Omit all images, then repeat exactly the lines below from the one containing "What Plotly code" through the one containing "0.934, 0.935, 0.933]", both ends included.

Material provided:
#####

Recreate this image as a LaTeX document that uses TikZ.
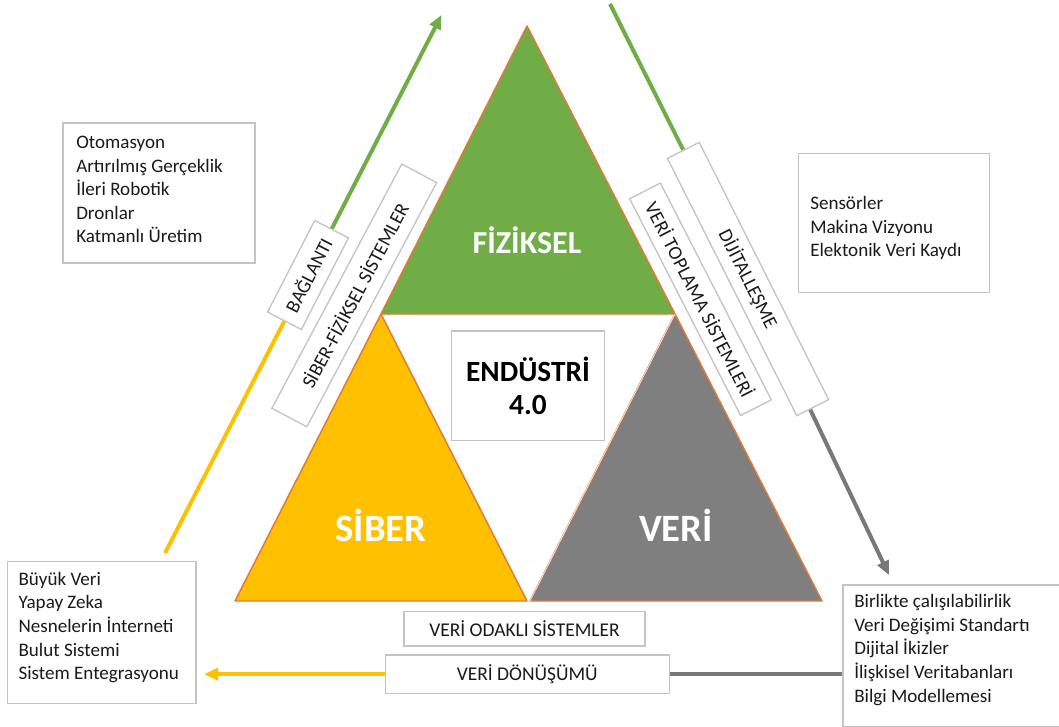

#####

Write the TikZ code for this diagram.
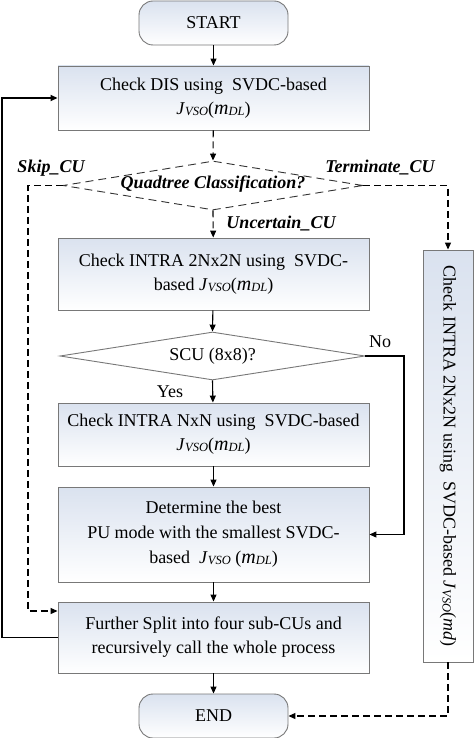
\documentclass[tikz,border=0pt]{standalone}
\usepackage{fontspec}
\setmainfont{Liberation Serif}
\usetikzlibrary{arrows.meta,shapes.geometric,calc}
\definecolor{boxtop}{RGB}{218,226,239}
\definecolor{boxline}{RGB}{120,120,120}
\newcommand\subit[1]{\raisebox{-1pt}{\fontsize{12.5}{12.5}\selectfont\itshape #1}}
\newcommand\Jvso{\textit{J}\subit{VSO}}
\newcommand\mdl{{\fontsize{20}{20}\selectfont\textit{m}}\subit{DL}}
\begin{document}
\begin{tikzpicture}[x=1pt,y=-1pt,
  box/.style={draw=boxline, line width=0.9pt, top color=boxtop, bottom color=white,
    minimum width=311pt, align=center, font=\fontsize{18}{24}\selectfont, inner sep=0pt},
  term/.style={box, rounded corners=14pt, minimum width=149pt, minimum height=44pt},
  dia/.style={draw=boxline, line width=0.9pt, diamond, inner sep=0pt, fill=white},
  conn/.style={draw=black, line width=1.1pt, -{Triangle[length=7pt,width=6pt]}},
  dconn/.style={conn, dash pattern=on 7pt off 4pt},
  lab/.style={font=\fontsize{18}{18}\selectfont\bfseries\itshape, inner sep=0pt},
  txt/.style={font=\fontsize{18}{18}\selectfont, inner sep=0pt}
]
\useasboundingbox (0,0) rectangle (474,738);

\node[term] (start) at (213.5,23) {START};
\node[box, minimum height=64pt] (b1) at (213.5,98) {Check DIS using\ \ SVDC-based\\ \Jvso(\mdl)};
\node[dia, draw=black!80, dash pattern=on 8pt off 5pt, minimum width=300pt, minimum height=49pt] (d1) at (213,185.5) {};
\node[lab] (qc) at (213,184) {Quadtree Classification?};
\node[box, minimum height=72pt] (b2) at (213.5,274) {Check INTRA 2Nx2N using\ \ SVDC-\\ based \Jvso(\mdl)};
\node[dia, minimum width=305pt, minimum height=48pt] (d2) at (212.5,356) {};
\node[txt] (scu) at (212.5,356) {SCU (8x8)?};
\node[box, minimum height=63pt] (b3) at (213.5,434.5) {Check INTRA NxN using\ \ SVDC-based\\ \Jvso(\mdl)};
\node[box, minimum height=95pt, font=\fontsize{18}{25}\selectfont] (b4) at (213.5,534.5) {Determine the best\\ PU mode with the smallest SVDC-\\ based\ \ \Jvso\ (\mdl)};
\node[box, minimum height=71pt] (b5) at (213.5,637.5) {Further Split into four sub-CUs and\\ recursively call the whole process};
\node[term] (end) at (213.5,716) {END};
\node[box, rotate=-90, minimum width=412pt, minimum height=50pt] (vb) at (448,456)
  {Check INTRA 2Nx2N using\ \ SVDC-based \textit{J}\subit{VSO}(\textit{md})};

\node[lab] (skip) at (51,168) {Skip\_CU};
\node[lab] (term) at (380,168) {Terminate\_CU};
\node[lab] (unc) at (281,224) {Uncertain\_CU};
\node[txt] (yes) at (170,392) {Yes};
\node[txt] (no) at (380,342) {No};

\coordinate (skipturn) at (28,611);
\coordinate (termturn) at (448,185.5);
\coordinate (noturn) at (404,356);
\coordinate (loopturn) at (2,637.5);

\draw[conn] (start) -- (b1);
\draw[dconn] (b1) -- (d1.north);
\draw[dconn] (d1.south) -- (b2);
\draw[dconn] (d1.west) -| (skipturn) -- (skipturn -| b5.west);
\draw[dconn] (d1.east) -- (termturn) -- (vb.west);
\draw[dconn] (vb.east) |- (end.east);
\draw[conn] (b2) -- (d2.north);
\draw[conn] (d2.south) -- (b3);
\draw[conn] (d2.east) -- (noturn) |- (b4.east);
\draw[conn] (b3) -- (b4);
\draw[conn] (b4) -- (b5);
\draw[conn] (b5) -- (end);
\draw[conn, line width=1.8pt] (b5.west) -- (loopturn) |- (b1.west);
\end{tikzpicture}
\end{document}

#####

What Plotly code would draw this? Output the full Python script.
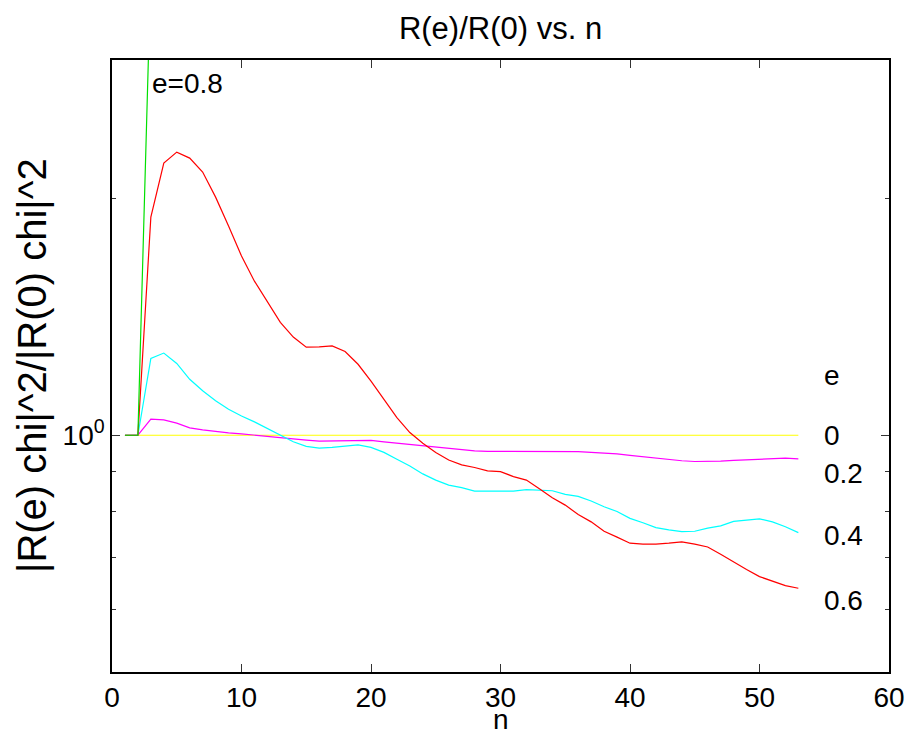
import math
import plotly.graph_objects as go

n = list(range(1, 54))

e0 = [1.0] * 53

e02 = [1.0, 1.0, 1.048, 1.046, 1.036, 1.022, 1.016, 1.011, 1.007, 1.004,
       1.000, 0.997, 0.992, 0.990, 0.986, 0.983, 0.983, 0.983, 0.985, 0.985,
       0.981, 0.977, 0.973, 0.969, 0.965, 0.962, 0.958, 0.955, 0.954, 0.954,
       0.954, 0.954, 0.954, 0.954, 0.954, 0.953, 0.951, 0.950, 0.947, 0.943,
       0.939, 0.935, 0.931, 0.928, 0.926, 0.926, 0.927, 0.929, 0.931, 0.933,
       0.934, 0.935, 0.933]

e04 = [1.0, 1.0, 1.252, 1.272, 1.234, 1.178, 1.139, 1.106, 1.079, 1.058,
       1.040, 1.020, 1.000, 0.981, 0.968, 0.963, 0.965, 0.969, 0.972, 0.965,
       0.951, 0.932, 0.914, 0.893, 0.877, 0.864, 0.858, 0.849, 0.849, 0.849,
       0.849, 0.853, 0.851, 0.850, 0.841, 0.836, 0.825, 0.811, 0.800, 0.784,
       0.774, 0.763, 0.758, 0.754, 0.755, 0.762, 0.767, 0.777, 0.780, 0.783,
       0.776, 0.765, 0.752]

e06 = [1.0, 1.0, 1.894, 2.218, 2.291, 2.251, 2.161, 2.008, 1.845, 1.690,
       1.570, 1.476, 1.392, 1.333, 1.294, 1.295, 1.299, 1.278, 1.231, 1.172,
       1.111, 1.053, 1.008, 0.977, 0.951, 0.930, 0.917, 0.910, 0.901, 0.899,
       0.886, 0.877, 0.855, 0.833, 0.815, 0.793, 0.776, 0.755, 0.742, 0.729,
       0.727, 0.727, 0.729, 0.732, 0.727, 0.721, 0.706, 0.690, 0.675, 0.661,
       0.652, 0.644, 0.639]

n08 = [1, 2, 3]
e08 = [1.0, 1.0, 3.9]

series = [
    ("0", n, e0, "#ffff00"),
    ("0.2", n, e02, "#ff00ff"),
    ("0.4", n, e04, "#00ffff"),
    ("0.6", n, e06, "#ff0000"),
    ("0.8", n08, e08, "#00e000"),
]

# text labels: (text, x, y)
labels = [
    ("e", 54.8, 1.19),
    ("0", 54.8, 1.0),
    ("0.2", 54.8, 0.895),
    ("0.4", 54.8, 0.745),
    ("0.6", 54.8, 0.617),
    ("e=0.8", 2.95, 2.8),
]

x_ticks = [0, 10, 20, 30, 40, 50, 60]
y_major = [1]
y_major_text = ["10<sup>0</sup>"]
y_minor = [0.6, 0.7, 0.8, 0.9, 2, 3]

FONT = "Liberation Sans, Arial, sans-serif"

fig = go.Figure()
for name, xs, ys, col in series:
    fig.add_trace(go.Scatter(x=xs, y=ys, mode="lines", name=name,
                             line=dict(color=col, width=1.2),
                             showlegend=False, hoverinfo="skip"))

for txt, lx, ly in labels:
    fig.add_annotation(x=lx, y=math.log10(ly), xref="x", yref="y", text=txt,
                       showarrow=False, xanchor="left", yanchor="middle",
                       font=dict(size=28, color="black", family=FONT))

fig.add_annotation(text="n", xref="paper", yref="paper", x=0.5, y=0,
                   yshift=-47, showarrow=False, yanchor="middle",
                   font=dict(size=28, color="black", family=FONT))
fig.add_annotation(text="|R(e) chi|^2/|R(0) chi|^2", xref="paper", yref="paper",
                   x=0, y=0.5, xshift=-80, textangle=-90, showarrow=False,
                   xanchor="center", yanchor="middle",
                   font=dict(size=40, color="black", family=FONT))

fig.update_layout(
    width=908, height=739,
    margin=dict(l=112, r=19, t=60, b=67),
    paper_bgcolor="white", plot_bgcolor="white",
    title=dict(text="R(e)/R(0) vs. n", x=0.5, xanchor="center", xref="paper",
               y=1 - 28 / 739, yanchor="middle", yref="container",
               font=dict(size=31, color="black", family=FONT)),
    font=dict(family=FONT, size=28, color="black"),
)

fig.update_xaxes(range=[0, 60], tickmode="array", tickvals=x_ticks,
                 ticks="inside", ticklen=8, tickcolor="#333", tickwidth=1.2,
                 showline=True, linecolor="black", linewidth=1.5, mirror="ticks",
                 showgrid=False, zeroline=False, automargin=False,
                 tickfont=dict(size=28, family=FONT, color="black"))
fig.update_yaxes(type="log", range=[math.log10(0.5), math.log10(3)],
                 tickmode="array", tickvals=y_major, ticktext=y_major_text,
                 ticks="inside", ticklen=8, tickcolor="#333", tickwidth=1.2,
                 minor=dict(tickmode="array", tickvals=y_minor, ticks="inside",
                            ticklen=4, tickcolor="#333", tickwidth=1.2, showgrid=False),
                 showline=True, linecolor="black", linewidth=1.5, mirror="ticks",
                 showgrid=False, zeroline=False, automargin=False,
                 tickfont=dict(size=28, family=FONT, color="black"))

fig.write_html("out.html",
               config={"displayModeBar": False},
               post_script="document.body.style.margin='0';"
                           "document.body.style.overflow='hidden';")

#####

Answer to this problem:
What Plotly code would draw this? Output the full Python script.
import math
import plotly.graph_objects as go

n = list(range(1, 54))

e0 = [1.0] * 53

e02 = [1.0, 1.0, 1.048, 1.046, 1.036, 1.022, 1.016, 1.011, 1.007, 1.004,
       1.000, 0.997, 0.992, 0.990, 0.986, 0.983, 0.983, 0.983, 0.985, 0.985,
       0.981, 0.977, 0.973, 0.969, 0.965, 0.962, 0.958, 0.955, 0.954, 0.954,
       0.954, 0.954, 0.954, 0.954, 0.954, 0.953, 0.951, 0.950, 0.947, 0.943,
       0.939, 0.935, 0.931, 0.928, 0.926, 0.926, 0.927, 0.929, 0.931, 0.933,
       0.934, 0.935, 0.933]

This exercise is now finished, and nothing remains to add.